In my talks on Stepping Up Your Game, based on my book Stepping Up, I like to talk about two words we must embrace if we want to step to the next level.
I want to ask you what your relationship is with two key words: Criticism and Comparison. Our relationship with those words is a very good predictor of whether and how much we improve both in our work and personal lives.
Let’s start with the word criticism. Most of us don’t like to be criticized. When we do get criticized, we usually move to a place of defense. We say, “Thanks, but let me explain.” Few of us seek criticism on a regular basis and if we do, we try only to ask the “friendliest” for it. But I think people who keep getting better and companies that constantly improve go out and seek criticism.
Some of you are asking why I didn’t use the word feedback? I could have, but most of us are a lot more comfortable with positive feedback than being criticized. We need positive feedback just as much, but we can handle that already. I want to provoke you to ask if you regularly ask others to tell you where you can do better? Ask your customers where did you mess up? Ask your team members what you need to stop doing as a leader? Ask your life partner what drives you nuts that I can fix?
Many of us think we are better with criticism than we are.
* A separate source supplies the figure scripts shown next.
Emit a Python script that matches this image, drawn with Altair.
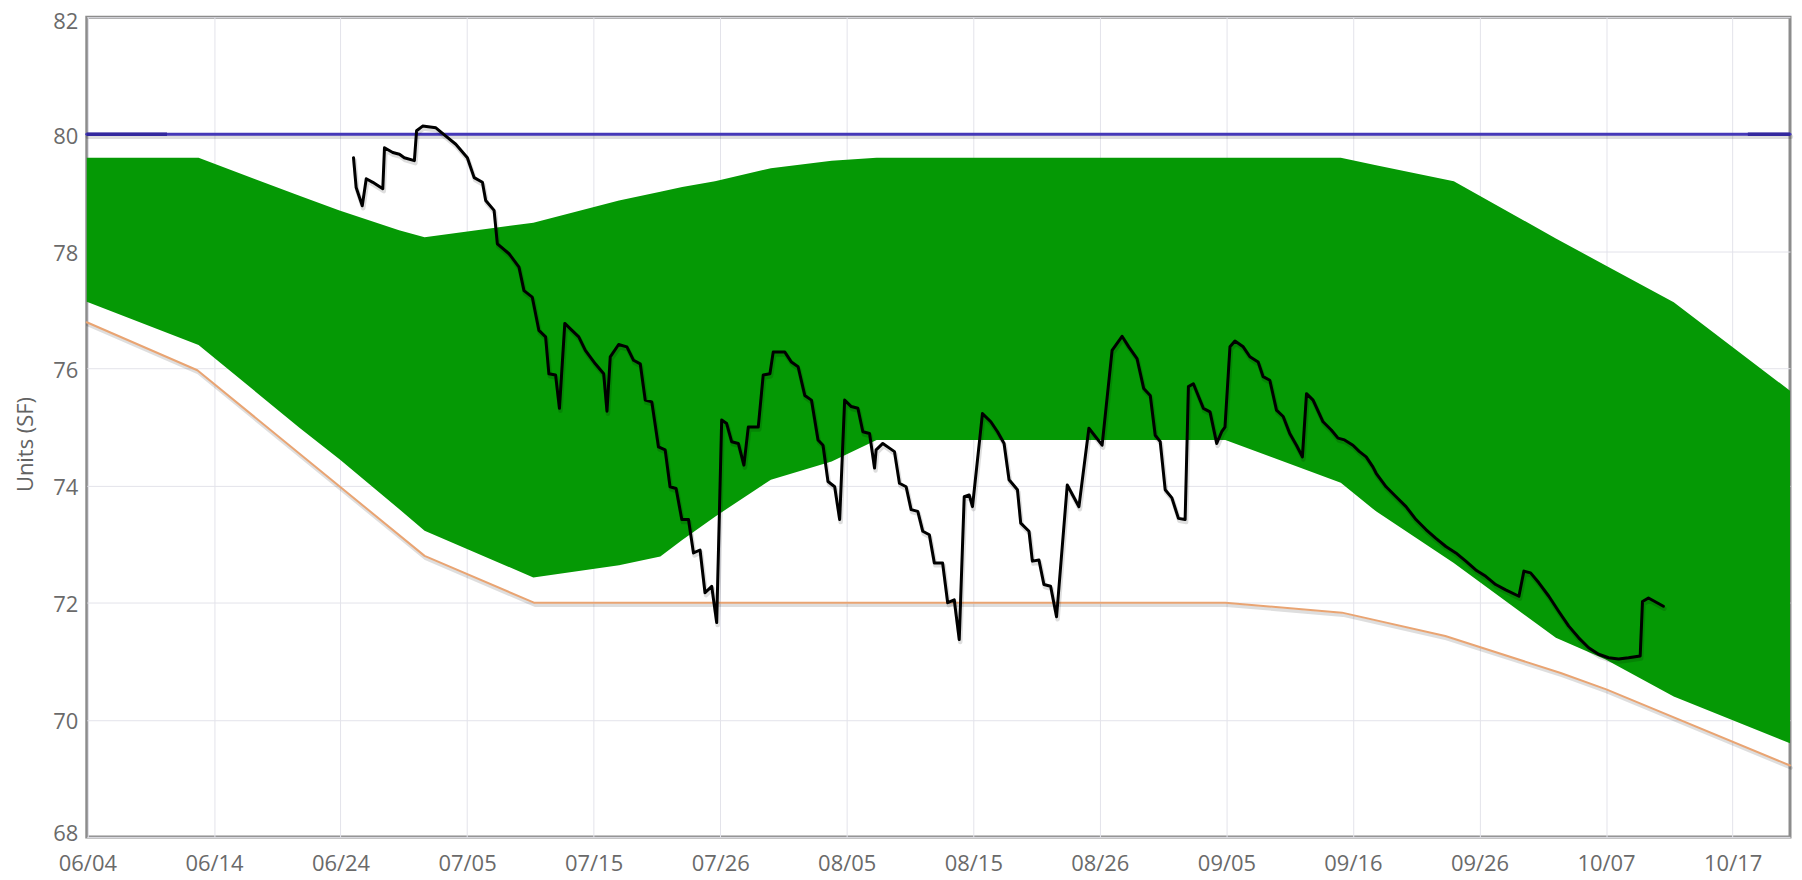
import altair as alt
import pandas as pd

# ---------------- data ----------------
BASE_DATE = "2019-06-04"          # day 0 of the season (year is not shown)

# green band: upper and lower edge
band_day = [0, 9.2, 17.5, 20.8, 25.7, 27.8, 36.75, 43.8, 47.2, 49.0, 51.7, 56.3,
            61.3, 65.0, 93.7, 103.2, 106.1, 112.5, 120.9, 125.0, 130.6, 140.17]
band_upper = [79.6, 79.6, 78.95, 78.70, 78.36, 78.24, 78.49, 78.87, 79.02, 79.10, 79.20, 79.42,
              79.55, 79.6, 79.6, 79.6, 79.47, 79.20, 78.22, 77.76, 77.13, 75.62]
band_lower = [77.14, 76.40, 74.99, 74.45, 73.60, 73.23, 72.43, 72.64, 72.79, 73.07, 73.47, 74.10,
              74.41, 74.78, 74.78, 74.05, 73.56, 72.68, 71.40, 71.03, 70.40, 69.60]

# orange lower bound line
bound_day = [0, 9.1, 27.8, 36.8, 93.7, 103.3, 111.8, 121.3, 125.05, 140.17]
bound_value = [76.79, 75.97, 72.80, 72.0, 72.0, 71.83, 71.43, 70.80, 70.52, 69.22]

# blue upper limit line (and its darker, doubly drawn end pieces)
limit_day = [0, 140.17]
limit_value = [80.0, 80.0]
limit_end_day = [0, 6.6, 136.7, 140.17]
limit_end_value = [80.0, 80.0, 80.0, 80.0]
limit_end_piece = ["start", "start", "end", "end"]

# black observed line
obs_day = [21.95, 22.17, 22.67, 23.00, 23.54, 24.36, 24.50, 25.18, 25.73, 26.13, 26.96, 27.14,
           27.64, 28.73, 29.55, 30.37, 31.32, 31.88, 32.56, 32.83, 33.52, 33.79, 34.75, 35.57,
           35.98, 36.66, 37.21, 37.76, 38.03, 38.58, 38.90, 39.34, 39.93, 40.49, 41.03, 41.85,
           42.54, 42.81, 43.08, 43.77, 44.45, 45.00, 45.55, 45.96, 46.50, 47.05, 47.60, 48.00,
           48.50, 48.97, 49.52, 49.93, 50.47, 50.88, 51.43, 51.84, 52.25, 52.66, 53.07, 53.62,
           54.08, 54.44, 55.26, 55.67, 56.22, 56.49, 57.45, 57.99, 58.54, 59.09, 59.64, 60.18,
           60.59, 61.00, 61.55, 61.96, 62.37, 62.92, 63.46, 63.87, 64.42, 64.83, 64.96, 65.51,
           66.06, 66.47, 66.88, 67.43, 67.84, 68.39, 68.80, 69.34, 69.75, 70.43, 70.85, 71.39,
           71.80, 72.21, 72.62, 72.89, 73.71, 74.40, 74.95, 75.49, 75.90, 76.59, 76.86, 77.54,
           77.82, 78.36, 78.77, 79.32, 79.81, 80.69, 81.65, 82.47, 83.56, 84.38, 85.20, 85.75,
           86.43, 86.98, 87.52, 87.93, 88.34, 88.75, 89.30, 89.84, 90.39, 90.66, 91.07, 91.89,
           92.44, 92.99, 93.40, 93.67, 94.08, 94.49, 95.17, 95.72, 96.40, 96.81, 97.36, 97.91,
           98.46, 99.00, 99.55, 100.04, 100.38, 100.92, 101.74, 102.42, 102.97, 103.51, 104.20,
           104.74, 105.29, 105.84, 106.11, 106.93, 107.75, 108.57, 109.39, 110.21, 111.03,
           111.85, 112.67, 113.49, 114.31, 115.13, 115.95, 116.77, 117.86, 118.27, 118.82,
           119.50, 120.32, 121.14, 121.96, 122.78, 123.60, 124.42, 125.24, 126.06, 126.88,
           127.84, 128.03, 128.52, 129.75]
obs_value = [79.60, 79.09, 78.78, 79.24, 79.18, 79.07, 79.77, 79.69, 79.66, 79.60, 79.55, 80.06,
             80.14, 80.11, 79.97, 79.83, 79.60, 79.26, 79.18, 78.87, 78.70, 78.13, 77.96, 77.73,
             77.33, 77.22, 76.65, 76.54, 75.91, 75.89, 75.32, 76.77, 76.65, 76.54, 76.31, 76.08,
             75.91, 75.27, 76.20, 76.41, 76.37, 76.14, 76.08, 75.46, 75.43, 74.66, 74.61, 73.98,
             73.95, 73.42, 73.42, 72.85, 72.90, 72.17, 72.28, 71.66, 75.12, 75.06, 74.75, 74.72,
             74.35, 75.00, 75.00, 75.89, 75.91, 76.28, 76.28, 76.11, 76.03, 75.54, 75.46, 74.78,
             74.69, 74.07, 73.98, 73.42, 75.46, 75.35, 75.32, 74.92, 74.89, 74.30, 74.61, 74.72,
             74.64, 74.58, 74.04, 73.98, 73.59, 73.56, 73.22, 73.16, 72.68, 72.68, 72.00, 72.05,
             71.37, 73.81, 73.84, 73.64, 75.23, 75.09, 74.92, 74.72, 74.10, 73.93, 73.36, 73.22,
             72.71, 72.73, 72.31, 72.28, 71.76, 74.01, 73.64, 74.98, 74.69, 76.31, 76.55, 76.37,
             76.17, 75.66, 75.54, 74.86, 74.75, 73.93, 73.79, 73.44, 73.42, 75.69, 75.74, 75.32,
             75.26, 74.72, 74.92, 75.00, 76.37, 76.47, 76.37, 76.20, 76.11, 75.86, 75.80, 75.29,
             75.18, 74.89, 74.69, 74.49, 75.57, 75.46, 75.09, 74.95, 74.81, 74.78, 74.69,
             74.58, 74.49, 74.32, 74.21, 73.98, 73.81, 73.64, 73.42, 73.25, 73.10,
             72.96, 72.85, 72.71, 72.56, 72.45, 72.31, 72.22, 72.11, 72.54, 72.51,
             72.34, 72.11, 71.85, 71.60, 71.40, 71.23, 71.12, 71.06, 71.04, 71.06,
             71.09, 72.02, 72.08, 71.94]

# axis ticks
x_tick_days = [0.05, 10.47, 20.88, 31.30, 41.71, 52.13, 62.54, 72.96, 83.37, 93.79,
               104.20, 114.62, 125.03, 135.45]
y_ticks = [68, 70, 72, 74, 76, 78, 80, 82]

# ---------------- styling ----------------
FONT = "Open Sans"
GREEN = "#059905"
ORANGE = "#e9a472"
BLUE = "#4538b8"
BLUE_DARK = "#33289e"
LABEL = "#6a6a6a"

base_ms = int(pd.Timestamp(BASE_DATE, tz="UTC").timestamp() * 1000)

band_df = pd.DataFrame({"day": band_day, "upper": band_upper, "lower": band_lower})
bound_df = pd.DataFrame({"day": bound_day, "value": bound_value})
limit_df = pd.DataFrame({"day": limit_day, "value": limit_value})
limit_end_df = pd.DataFrame({"day": limit_end_day, "value": limit_end_value,
                             "piece": limit_end_piece})
obs_df = pd.DataFrame({"day": obs_day, "value": obs_value})

x_scale = alt.Scale(domain=[0, 140.17], nice=False, zero=False)
y_scale = alt.Scale(domain=[68, 82], nice=False, zero=False)

x_axis = alt.Axis(
    values=x_tick_days,
    labelExpr=f"utcFormat({base_ms} + datum.value * 86400000, '%m/%d')",
    title=None, grid=True, ticks=False, domain=False,
    labelPadding=17, labelFont=FONT, labelFontSize=22, labelColor=LABEL,
    labelFlush=False, labelOverlap=False,
    gridColor="#e3e3ea", gridWidth=1,
)
y_axis = alt.Axis(
    values=y_ticks, format="d", title="Units (SF)", grid=True, ticks=False, domain=False,
    labelPadding=9, labelFont=FONT, labelFontSize=22, labelColor=LABEL,
    labelOverlap=False, labelBaseline="middle",
    labelOffset={"condition": [{"test": "datum.value == 82", "value": 4},
                               {"test": "datum.value == 68", "value": -3}],
                 "value": 2},
    gridColor="#e3e3ea", gridWidth=1,
    titleFont=FONT, titleFontSize=22, titleFontWeight="normal", titleColor="#626262",
    titleX=-54, titleY=428, titleBaseline="alphabetic",
)

area = alt.Chart(band_df).mark_area(color=GREEN, opacity=1).encode(
    x=alt.X("day:Q", scale=x_scale, axis=x_axis),
    y=alt.Y("upper:Q", scale=y_scale, axis=y_axis),
    y2="lower:Q",
)


def line_pair(df, color, width, shadow_opacity=0.13):
    enc = dict(x=alt.X("day:Q", scale=x_scale), y=alt.Y("value:Q", scale=y_scale))
    shadow = alt.Chart(df).mark_line(
        color="#000000", opacity=shadow_opacity, strokeWidth=width + 1.5,
        xOffset=1, yOffset=2.5, strokeJoin="round", strokeCap="round",
    ).encode(**enc)
    main = alt.Chart(df).mark_line(
        color=color, strokeWidth=width, strokeJoin="round", strokeCap="round",
    ).encode(**enc)
    return [shadow, main]


limit_ends = alt.Chart(limit_end_df).mark_line(
    color=BLUE_DARK, strokeWidth=3.5,
).encode(
    x=alt.X("day:Q", scale=x_scale),
    y=alt.Y("value:Q", scale=y_scale),
    detail="piece:N",
)

layers = [area]
layers += line_pair(bound_df, ORANGE, 2)
layers += line_pair(limit_df, BLUE, 3)
layers += [limit_ends]
layers += line_pair(obs_df, "#000000", 3)

chart = alt.layer(*layers).properties(
    width=1708, height=822,
    autosize=alt.AutoSizeParams(type="none"),
    padding={"left": 79, "top": 8, "right": 4, "bottom": 42},
    background="white",
).configure_view(
    stroke="#8c8c8c", strokeWidth=3,
)

chart.save("out.html", embed_options={"renderer": "svg", "actions": False})
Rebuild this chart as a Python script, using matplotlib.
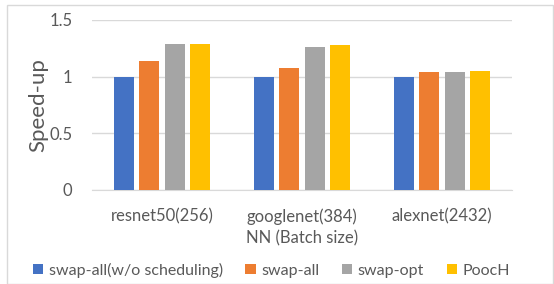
import numpy as np
import matplotlib.pyplot as plt
from matplotlib.patches import Rectangle

categories = ["resnet50(256)", "googlenet(384)", "alexnet(2432)"]
series_names = ["swap-all(w/o scheduling)", "swap-all", "swap-opt", "PoocH"]
swap_all_nosched = [1.0, 1.0, 1.0]
swap_all = [1.14, 1.077, 1.041]
swap_opt = [1.285, 1.265, 1.038]
pooch = [1.285, 1.277, 1.047]
colors = ["#4472C4", "#ED7D31", "#A5A5A5", "#FFC000"]

plt.rcParams["font.family"] = ["Lato", "DejaVu Sans"]

fig = plt.figure(figsize=(5.54, 2.84), dpi=100)
ax = fig.add_axes([92 / 554, 1 - 190 / 284, 420 / 554, 170 / 284])

x = np.arange(len(categories))
width = 20 / 140
step = 25.3 / 140
values = [swap_all_nosched, swap_all, swap_opt, pooch]
for i, (name, vals, c) in enumerate(zip(series_names, values, colors)):
    ax.bar(x + (i - 1.5) * step, vals, width, color=c, label=name, zorder=3)

ax.set_xlim(-0.5, 2.5)
ax.set_ylim(0, 1.5)
ax.set_yticks([0, 0.5, 1, 1.5])
ax.set_yticklabels(["0", "0.5", "1", "1.5"])
ax.set_xticks(x)
ax.set_xticklabels(categories)
ax.grid(axis="y", color="#D9D9D9", linewidth=1, zorder=0)
for s in ["top", "right", "left"]:
    ax.spines[s].set_visible(False)
ax.spines["bottom"].set_color("#D9D9D9")
ax.tick_params(axis="both", length=0, colors="#595959", labelsize=12)
ax.tick_params(axis="y", pad=14)
ax.tick_params(axis="x", pad=13)
ax.set_ylabel("Speed-up", fontsize=16, color="#595959", labelpad=1)
ax.set_xlabel("NN (Batch size)", fontsize=12, color="#595959", labelpad=4)

leg = fig.legend(loc="center", bbox_to_anchor=(0.49, 1 - 270 / 284), ncol=4,
                 frameon=False, fontsize=11.5, handlelength=0.65, handleheight=0.65,
                 handletextpad=0.35, columnspacing=1.4, labelcolor="#595959")

fig.patches.append(Rectangle((7 / 554, 0), 1 - 8 / 554, 1 - 5 / 284,
                             transform=fig.transFigure, fill=False,
                             edgecolor="#D9D9D9", linewidth=1))

fig.savefig("out.png", dpi=100)
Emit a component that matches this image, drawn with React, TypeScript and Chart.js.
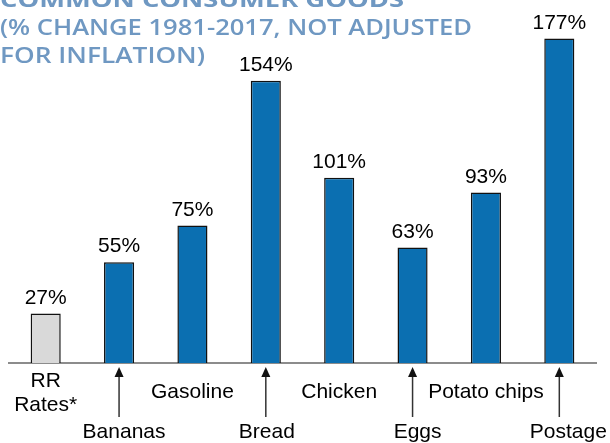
import React, { useEffect, useRef } from "react";
import { Chart, registerables } from "chart.js";

Chart.register(...registerables);

const categories = ["RR Rates*", "Bananas", "Gasoline", "Bread", "Chicken", "Eggs", "Potato chips", "Postage"];
const labelLines = [["RR", "Rates*"], ["Bananas"], ["Gasoline"], ["Bread"], ["Chicken"], ["Eggs"], ["Potato chips"], ["Postage"]];
const pctChange = [27, 55, 75, 154, 101, 63, 93, 177];
const barColors = ["#d9d9d9", "#0b6fb1", "#0b6fb1", "#0b6fb1", "#0b6fb1", "#0b6fb1", "#0b6fb1", "#0b6fb1"];
const titleLines = ["COMMON CONSUMER GOODS", "(% CHANGE 1981-2017, NOT ADJUSTED", "FOR INFLATION)"];

const FONT = "'Liberation Sans', Arial, Helvetica, sans-serif";

const annotate = {
  id: "annotate",
  afterDraw(chart: any) {
    const ctx: CanvasRenderingContext2D = chart.ctx;
    const meta = chart.getDatasetMeta(0);
    const xs = chart.scales.x;
    const labelShift = [0, 5, 0, 1, 0, 5, 0, 9];
    ctx.save();

    // title
    const titleColor = "#6f98c2";
    const titleSpec = [
      { font: `bold 21px 'Open Sans', sans-serif`, y: 7, right: 404 },
      { font: `600 21px 'Open Sans', sans-serif`, y: 35, right: 472 },
      { font: `600 21px 'Open Sans', sans-serif`, y: 63, right: 205 },
    ];
    ctx.fillStyle = titleColor;
    ctx.textAlign = "left";
    ctx.textBaseline = "alphabetic";
    titleLines.forEach((t, i) => {
      const s = titleSpec[i];
      ctx.font = s.font;
      const w = ctx.measureText(t).width;
      const k = s.right / w;
      ctx.save();
      ctx.translate(0, s.y);
      ctx.scale(k, 1);
      ctx.fillText(t, 0, 0);
      ctx.restore();
    });

    // value labels
    ctx.font = `21px ${FONT}`;
    ctx.fillStyle = "#000";
    ctx.textAlign = "center";
    meta.data.forEach((bar: any, i: number) => {
      ctx.fillText(pctChange[i] + "%", bar.x, bar.y - 10);
    });

    // category labels
    categories.forEach((_c, i) => {
      const x = xs.getPixelForValue(i);
      const lines = labelLines[i];
      ctx.fillStyle = "#000";
      if (i % 2 === 0) {
        if (lines.length === 2) {
          ctx.fillText(lines[0], x, 387);
          ctx.fillText(lines[1], x, 411);
        } else {
          ctx.fillText(lines[0], x, 398);
        }
      } else {
        ctx.strokeStyle = "#333";
        ctx.lineWidth = 1.5;
        ctx.beginPath();
        ctx.moveTo(x, 417);
        ctx.lineTo(x, 375);
        ctx.stroke();
        ctx.fillStyle = "#111";
        ctx.beginPath();
        ctx.moveTo(x, 367);
        ctx.lineTo(x - 4.5, 377);
        ctx.lineTo(x + 4.5, 377);
        ctx.closePath();
        ctx.fill();
        ctx.fillStyle = "#000";
        ctx.fillText(lines[0], x + labelShift[i], 438);
      }
    });
    ctx.restore();
  },
};

export default function App() {
  const ref = useRef<HTMLCanvasElement>(null);
  useEffect(() => {
    document.body.style.margin = "0";
    const chart = new Chart(ref.current as HTMLCanvasElement, {
      type: "bar",
      data: {
        labels: categories,
        datasets: [
          {
            data: pctChange,
            backgroundColor: barColors,
            borderColor: "#111",
            borderWidth: 1.5,
            barPercentage: 0.41,
            categoryPercentage: 1,
          },
        ],
      },
      options: {
        responsive: false,
        animation: false,
        layout: { padding: { left: 9, right: 14, top: 0, bottom: 80 } },
        plugins: { legend: { display: false }, tooltip: { enabled: false } },
        scales: {
          x: {
            grid: { display: false, drawTicks: false },
            ticks: { display: false },
            border: { display: true, color: "#8c8c8c", width: 2 },
          },
          y: { display: false, min: 0, max: 198 },
        },
      },
      plugins: [annotate],
    });
    return () => chart.destroy();
  }, []);
  return (
    <div style={{ position: "absolute", left: 0, top: 0, width: 610, height: 443 }}>
      <canvas ref={ref} width={610} height={443} />
    </div>
  );
}
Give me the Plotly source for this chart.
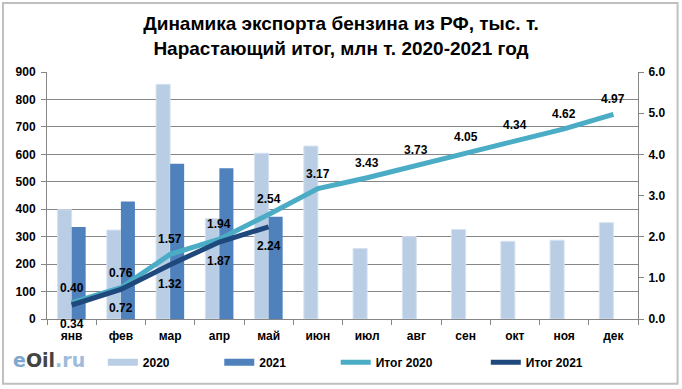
import plotly.graph_objects as go

months = ["янв", "фев", "мар", "апр", "май", "июн", "июл", "авг", "сен", "окт", "ноя", "дек"]
exp_2020 = [398, 324, 855, 366, 604, 630, 257, 300, 326, 283, 287, 351]
exp_2021 = [335, 428, 566, 549, 373]
cum_2020 = [0.40, 0.76, 1.57, 1.94, 2.54, 3.17, 3.43, 3.73, 4.05, 4.34, 4.62, 4.97]
cum_2021 = [0.34, 0.72, 1.32, 1.87, 2.24]
left_ticks = list(range(0, 901, 100))
right_ticks = [0, 1, 2, 3, 4, 5, 6]

FONT = "Liberation Sans, Arial, sans-serif"
C2020, C2021 = "#B9CDE5", "#4F81BD"
CL2020, CL2021 = "#4BACC6", "#1F497D"

fig = go.Figure()
fig.add_trace(go.Bar(x=months, y=exp_2020, name="2020", showlegend=False,
                     marker=dict(color=C2020, line=dict(color="#D6E2F0", width=1))))
fig.add_trace(go.Bar(x=months[:len(exp_2021)], y=exp_2021, name="2021", showlegend=False,
                     marker=dict(color=C2021, line=dict(width=0))))
fig.add_trace(go.Scatter(x=months, y=cum_2020, name="Итог 2020", yaxis="y2", mode="lines",
                         line=dict(color=CL2020, width=5), showlegend=False))
fig.add_trace(go.Scatter(x=months[:len(cum_2021)], y=cum_2021, name="Итог 2021", yaxis="y2", mode="lines",
                         line=dict(color=CL2021, width=5), showlegend=False))

# legend entries (symbols only)
fig.add_trace(go.Scatter(x=[None], y=[None], name="2020", mode="lines", line=dict(color=C2020, width=7),
                         legend="legend"))
fig.add_trace(go.Scatter(x=[None], y=[None], name="2021", mode="lines", line=dict(color=C2021, width=7),
                         legend="legend2"))
fig.add_trace(go.Scatter(x=[None], y=[None], name="Итог 2020", mode="lines", line=dict(color=CL2020, width=5),
                         legend="legend3"))
fig.add_trace(go.Scatter(x=[None], y=[None], name="Итог 2021", mode="lines", line=dict(color=CL2021, width=5),
                         legend="legend4"))

lab_font = dict(family=FONT, size=12, color="#000000", weight="bold")
annotations = []
for m, v in zip(months, cum_2020):
    annotations.append(dict(x=m, y=v, xref="x", yref="y2", text=f"{v:.2f}", showarrow=False,
                            yshift=15, font=lab_font))
for m, v in zip(months, cum_2021):
    annotations.append(dict(x=m, y=v, xref="x", yref="y2", text=f"{v:.2f}", showarrow=False,
                            yshift=-19, font=lab_font))
annotations.append(dict(xref="paper", yref="paper", x=-0.061, y=-0.168, xanchor="left", yanchor="middle",
                        showarrow=False,
                        text="<b><span style='color:#7FA7CF'>e</span><span style='color:#444444'>Oil</span><span style='color:#9DBBDA'>.ru</span></b>",
                        font=dict(family="DejaVu Sans, sans-serif", size=19)))

tick_font = dict(family=FONT, size=12, color="#000000", weight="bold")
leg_font = dict(family=FONT, size=12, color="#000000", weight="bold")


def leg(x):
    return dict(x=x, y=-0.175, xanchor="left", yanchor="middle", orientation="h",
                bgcolor="rgba(0,0,0,0)", font=leg_font, itemwidth=30)


fig.update_layout(
    width=682, height=389, autosize=False,
    margin=dict(l=47, r=44, t=72, b=70),
    paper_bgcolor="white", plot_bgcolor="white",
    title=dict(text="<b>Динамика экспорта бензина из РФ, тыс. т.<br>Нарастающий итог, млн т. 2020-2021 год</b>",
               x=0.5, xanchor="center", y=0.922, yanchor="middle",
               font=dict(family=FONT, size=19, color="#000000")),
    barmode="group", bargap=0.43, bargroupgap=0,
    showlegend=True,
    legend=leg(0.0945), legend2=leg(0.2915), legend3=leg(0.4885), legend4=leg(0.7425),
    xaxis=dict(type="category", tickfont=tick_font, showline=True, linecolor="#868686", linewidth=1,
               ticks="outside", tickson="boundaries", ticklen=5, tickcolor="#868686", showgrid=False,
               ticklabelstandoff=6),
    yaxis=dict(range=[0, 900], tickvals=left_ticks, tickfont=tick_font, showline=True, linecolor="#868686",
               linewidth=1, ticks="outside", ticklen=5, tickcolor="#868686", gridcolor="#868686", gridwidth=1,
               zeroline=False, ticklabelstandoff=3),
    yaxis2=dict(range=[0, 6], tickvals=right_ticks, tickformat=".1f", overlaying="y", side="right",
                tickfont=tick_font, showline=True, linecolor="#868686", linewidth=1, ticks="outside", ticklen=5,
                tickcolor="#868686", showgrid=False, zeroline=False, ticklabelstandoff=2),
    shapes=[dict(type="rect", xref="paper", yref="paper", x0=-0.0745, x1=1.067, y0=-0.262, y1=1.279,
                 line=dict(color="#BFBFBF", width=2), fillcolor="rgba(0,0,0,0)", layer="below")],
    annotations=annotations,
)

fig.write_html("out.html", config={"displayModeBar": False},
               post_script="document.body.style.margin='0';")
Once I asked a coaching client of mine, “So how are you with criticism?” and she said, “I am great with it, whenever there is something to be criticized I always speak up.” So, honesty time, how is your organization with criticism? How are leaders at really hearing what you need to improve?
The second word is Comparison. Now our grandparents told us never to compare ourselves with others. Of course, they were right if your main reason to compare is to assess how you measure up. But comparison is critical to becoming more successful. When I was advising Qantas Airlines on their culture, I was struck by the fact that even though they are routinely named one of the safest airlines in the world, they constantly compare themselves to others to find how they can better themselves.
When it comes to comparison, the better you get, the more you need to start comparing yourselves to different people or companies. When the University of Connecticut wanted to get better, they compared their metrics to five other major universities. Once they were better than those five, they identified another five who were even better. You get the idea.
A corollary of all of this is to make sure you hang out with people better than you. Married couples should have couple friends with much better marriages, parents should spend time with parents who are better than they are, leaders should find out who is more admired and has better numbers and hang out with those leaders. Of course, when you start comparing yourself to people better than yourself, remember it isn’t to make you feel inferior, it is to become like those you admire. Keep comparing and you will get closer to their qualities over time.
So, in your life and in your organization, what is the relationship you have with criticism and comparison. Want it? Don’t want it? Welcome it? Try to avoid it? Seek it or just hope it happens?